— Begin GIVEN MATERIAL —

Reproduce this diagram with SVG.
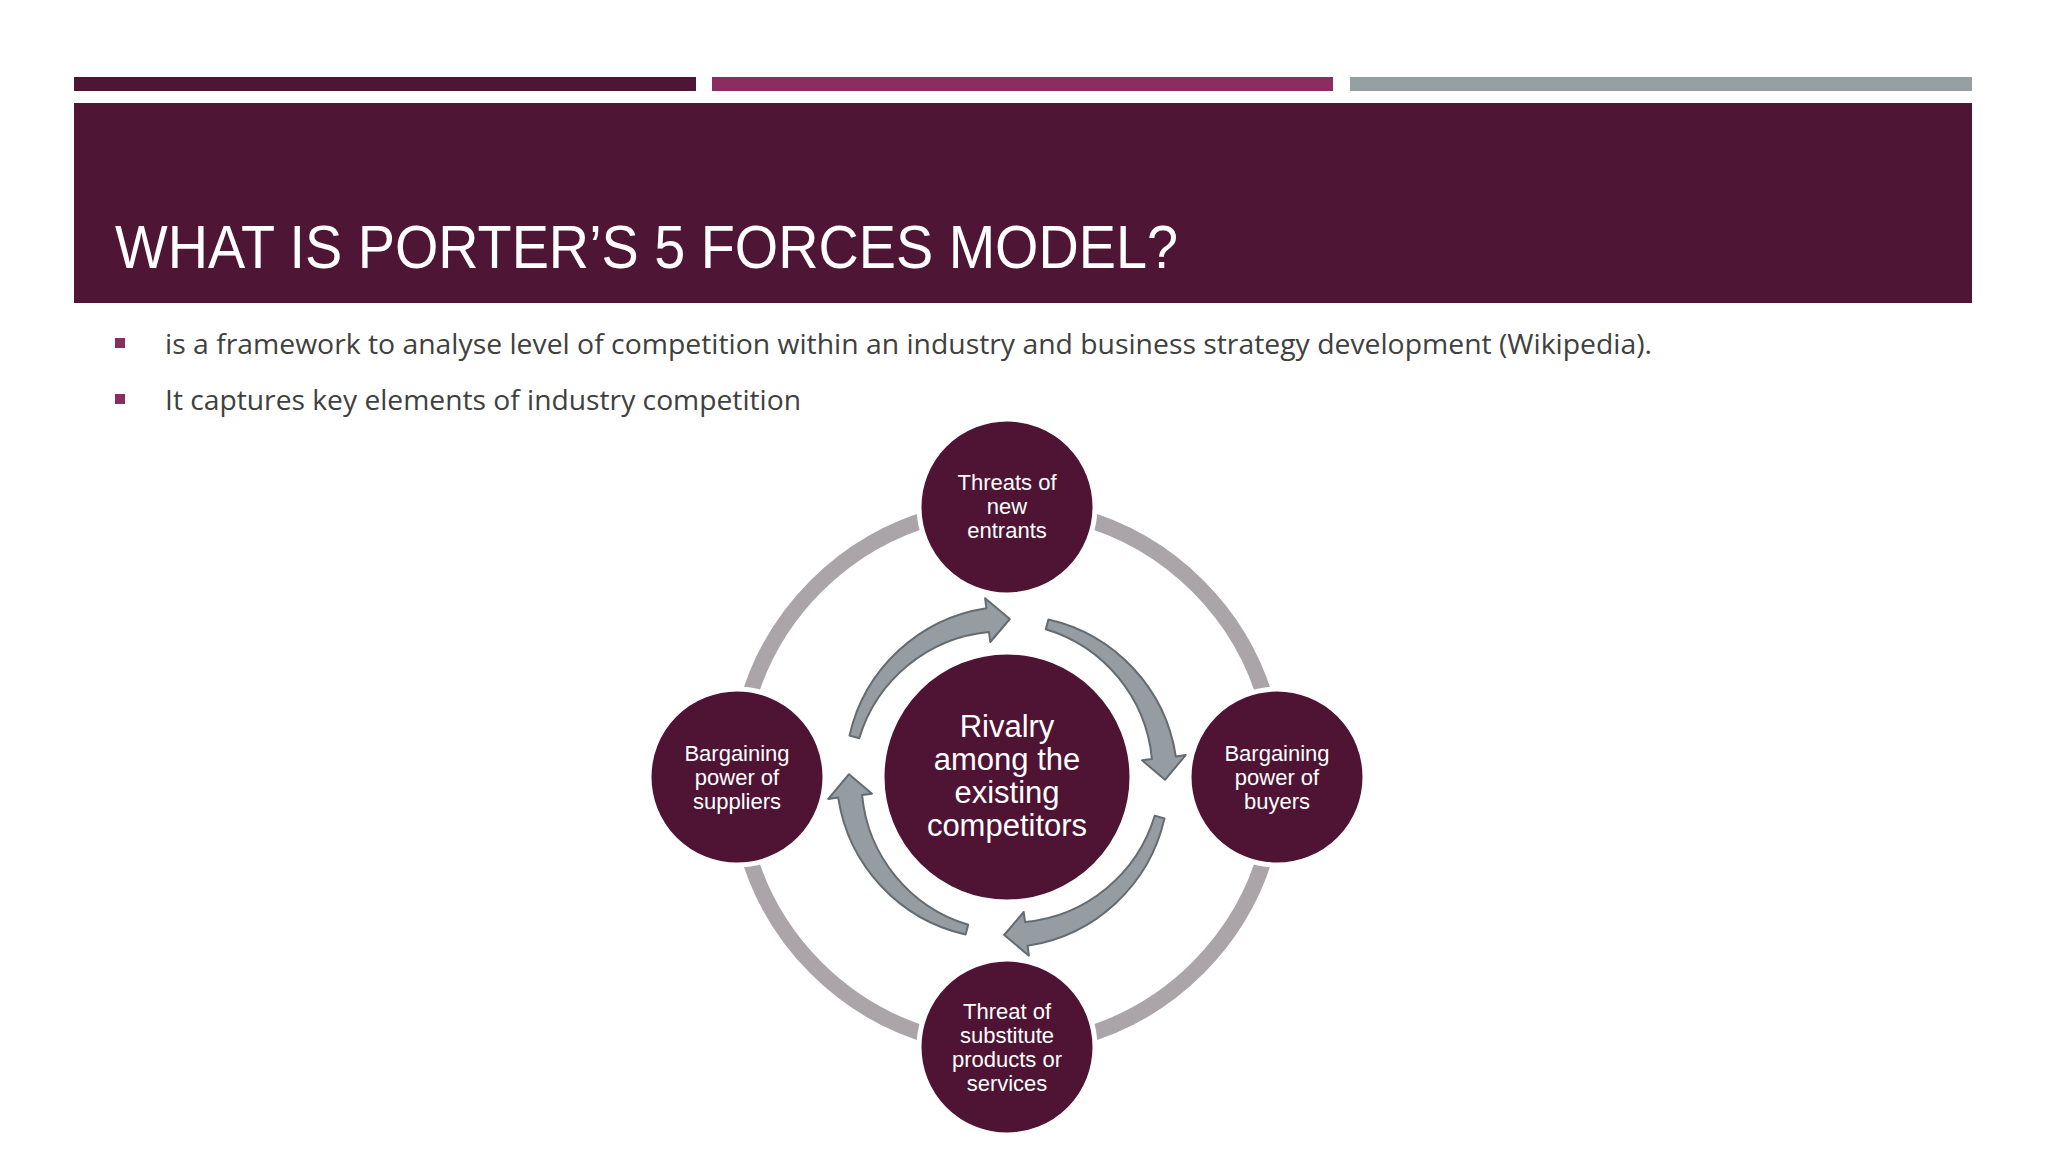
<svg xmlns="http://www.w3.org/2000/svg" width="2048" height="1152" viewBox="0 0 2048 1152">
<style>
.bar1{fill:#4f1535}.bar2{fill:#8b2d5e}.bar3{fill:#96a0a4}
.title{font-family:"Liberation Sans",Arial,sans-serif;font-size:62px;fill:#ffffff}
.body{font-family:"Open Sans","Liberation Sans",sans-serif;font-size:28px;fill:#404040}
.bullet{fill:#8b2d5e}
.node{fill:#4f1434;stroke:#ffffff;stroke-width:5}
.lbl{font-family:"Liberation Sans",Arial,sans-serif;font-size:22px;fill:#ffffff;text-anchor:middle}
.clbl{font-family:"Liberation Sans",Arial,sans-serif;font-size:31px;fill:#ffffff;text-anchor:middle}
.ring{fill:none;stroke:#aba5aa;stroke-width:16}
.arrow{fill:#959da2;stroke:#646c71;stroke-width:2;stroke-linejoin:round}
</style>
<defs>
<path id="arr" d="M 849.5 735.6 A 166 166 0 0 1 986.4 608.2 L 985.1 598.3 L 1009.8 619.0 L 990.3 642.0 L 989.0 632.1 A 150 150 0 0 0 859.3 738.2 Z"/>
</defs>
<rect width="2048" height="1152" fill="#ffffff"/>
<g id="header">
<rect class="bar1" x="74" y="77" width="622" height="14"/>
<rect class="bar2" x="712" y="77" width="621" height="14"/>
<rect class="bar3" x="1350" y="77" width="622" height="14"/>
<rect class="bar1" x="74" y="103" width="1898" height="200"/>
<text class="title" x="115" y="268" textLength="1063" lengthAdjust="spacingAndGlyphs">WHAT IS PORTER’S 5 FORCES MODEL?</text>
</g>
<g id="bullets">
<rect class="bullet" x="115" y="338" width="10" height="10"/>
<text class="body" x="165" y="354" textLength="1487" lengthAdjust="spacingAndGlyphs">is a framework to analyse level of competition within an industry and business strategy development (Wikipedia).</text>
<rect class="bullet" x="115" y="394" width="10" height="10"/>
<text class="body" x="165" y="410" textLength="636" lengthAdjust="spacingAndGlyphs">It captures key elements of industry competition</text>
</g>
<g id="connectors">
<path class="ring" d="M 1076.9 516.2 A 270 270 0 0 1 1267.8 707.1"/>
<path class="ring" d="M 1267.8 846.9 A 270 270 0 0 1 1076.9 1037.8"/>
<path class="ring" d="M 937.1 1037.8 A 270 270 0 0 1 746.2 846.9"/>
<path class="ring" d="M 746.2 707.1 A 270 270 0 0 1 937.1 516.2"/>
<use href="#arr" class="arrow"/>
<use href="#arr" class="arrow" transform="rotate(90 1007 777)"/>
<use href="#arr" class="arrow" transform="rotate(180 1007 777)"/>
<use href="#arr" class="arrow" transform="rotate(270 1007 777)"/>
</g>
<g id="node-center">
<circle class="node" cx="1007" cy="777" r="125"/>
<text class="clbl"><tspan x="1007" y="737">Rivalry</tspan><tspan x="1007" y="770">among the</tspan><tspan x="1007" y="803">existing</tspan><tspan x="1007" y="836">competitors</tspan></text>
</g>
<g id="node-top">
<circle class="node" cx="1007" cy="507" r="88"/>
<text class="lbl"><tspan x="1007" y="490">Threats of</tspan><tspan x="1007" y="514">new</tspan><tspan x="1007" y="538">entrants</tspan></text>
</g>
<g id="node-left">
<circle class="node" cx="737" cy="777" r="88"/>
<text class="lbl"><tspan x="737" y="761">Bargaining</tspan><tspan x="737" y="785">power of</tspan><tspan x="737" y="809">suppliers</tspan></text>
</g>
<g id="node-right">
<circle class="node" cx="1277" cy="777" r="88"/>
<text class="lbl"><tspan x="1277" y="761">Bargaining</tspan><tspan x="1277" y="785">power of</tspan><tspan x="1277" y="809">buyers</tspan></text>
</g>
<g id="node-bottom">
<circle class="node" cx="1007" cy="1047" r="88"/>
<text class="lbl"><tspan x="1007" y="1019">Threat of</tspan><tspan x="1007" y="1043">substitute</tspan><tspan x="1007" y="1067">products or</tspan><tspan x="1007" y="1091">services</tspan></text>
</g>
</svg>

— End GIVEN MATERIAL —

▸ WHAT YOU HAVE TO DO
Transcribe the preceding listing in its entirety and with exact wording, leaving out pictures.

▸ EXERCISE ANSWER
Reproduce this diagram with SVG.
<svg xmlns="http://www.w3.org/2000/svg" width="2048" height="1152" viewBox="0 0 2048 1152">
<style>
.bar1{fill:#4f1535}.bar2{fill:#8b2d5e}.bar3{fill:#96a0a4}
.title{font-family:"Liberation Sans",Arial,sans-serif;font-size:62px;fill:#ffffff}
.body{font-family:"Open Sans","Liberation Sans",sans-serif;font-size:28px;fill:#404040}
.bullet{fill:#8b2d5e}
.node{fill:#4f1434;stroke:#ffffff;stroke-width:5}
.lbl{font-family:"Liberation Sans",Arial,sans-serif;font-size:22px;fill:#ffffff;text-anchor:middle}
.clbl{font-family:"Liberation Sans",Arial,sans-serif;font-size:31px;fill:#ffffff;text-anchor:middle}
.ring{fill:none;stroke:#aba5aa;stroke-width:16}
.arrow{fill:#959da2;stroke:#646c71;stroke-width:2;stroke-linejoin:round}
</style>
<defs>
<path id="arr" d="M 849.5 735.6 A 166 166 0 0 1 986.4 608.2 L 985.1 598.3 L 1009.8 619.0 L 990.3 642.0 L 989.0 632.1 A 150 150 0 0 0 859.3 738.2 Z"/>
</defs>
<rect width="2048" height="1152" fill="#ffffff"/>
<g id="header">
<rect class="bar1" x="74" y="77" width="622" height="14"/>
<rect class="bar2" x="712" y="77" width="621" height="14"/>
<rect class="bar3" x="1350" y="77" width="622" height="14"/>
<rect class="bar1" x="74" y="103" width="1898" height="200"/>
<text class="title" x="115" y="268" textLength="1063" lengthAdjust="spacingAndGlyphs">WHAT IS PORTER’S 5 FORCES MODEL?</text>
</g>
<g id="bullets">
<rect class="bullet" x="115" y="338" width="10" height="10"/>
<text class="body" x="165" y="354" textLength="1487" lengthAdjust="spacingAndGlyphs">is a framework to analyse level of competition within an industry and business strategy development (Wikipedia).</text>
<rect class="bullet" x="115" y="394" width="10" height="10"/>
<text class="body" x="165" y="410" textLength="636" lengthAdjust="spacingAndGlyphs">It captures key elements of industry competition</text>
</g>
<g id="connectors">
<path class="ring" d="M 1076.9 516.2 A 270 270 0 0 1 1267.8 707.1"/>
<path class="ring" d="M 1267.8 846.9 A 270 270 0 0 1 1076.9 1037.8"/>
<path class="ring" d="M 937.1 1037.8 A 270 270 0 0 1 746.2 846.9"/>
<path class="ring" d="M 746.2 707.1 A 270 270 0 0 1 937.1 516.2"/>
<use href="#arr" class="arrow"/>
<use href="#arr" class="arrow" transform="rotate(90 1007 777)"/>
<use href="#arr" class="arrow" transform="rotate(180 1007 777)"/>
<use href="#arr" class="arrow" transform="rotate(270 1007 777)"/>
</g>
<g id="node-center">
<circle class="node" cx="1007" cy="777" r="125"/>
<text class="clbl"><tspan x="1007" y="737">Rivalry</tspan><tspan x="1007" y="770">among the</tspan><tspan x="1007" y="803">existing</tspan><tspan x="1007" y="836">competitors</tspan></text>
</g>
<g id="node-top">
<circle class="node" cx="1007" cy="507" r="88"/>
<text class="lbl"><tspan x="1007" y="490">Threats of</tspan><tspan x="1007" y="514">new</tspan><tspan x="1007" y="538">entrants</tspan></text>
</g>
<g id="node-left">
<circle class="node" cx="737" cy="777" r="88"/>
<text class="lbl"><tspan x="737" y="761">Bargaining</tspan><tspan x="737" y="785">power of</tspan><tspan x="737" y="809">suppliers</tspan></text>
</g>
<g id="node-right">
<circle class="node" cx="1277" cy="777" r="88"/>
<text class="lbl"><tspan x="1277" y="761">Bargaining</tspan><tspan x="1277" y="785">power of</tspan><tspan x="1277" y="809">buyers</tspan></text>
</g>
<g id="node-bottom">
<circle class="node" cx="1007" cy="1047" r="88"/>
<text class="lbl"><tspan x="1007" y="1019">Threat of</tspan><tspan x="1007" y="1043">substitute</tspan><tspan x="1007" y="1067">products or</tspan><tspan x="1007" y="1091">services</tspan></text>
</g>
</svg>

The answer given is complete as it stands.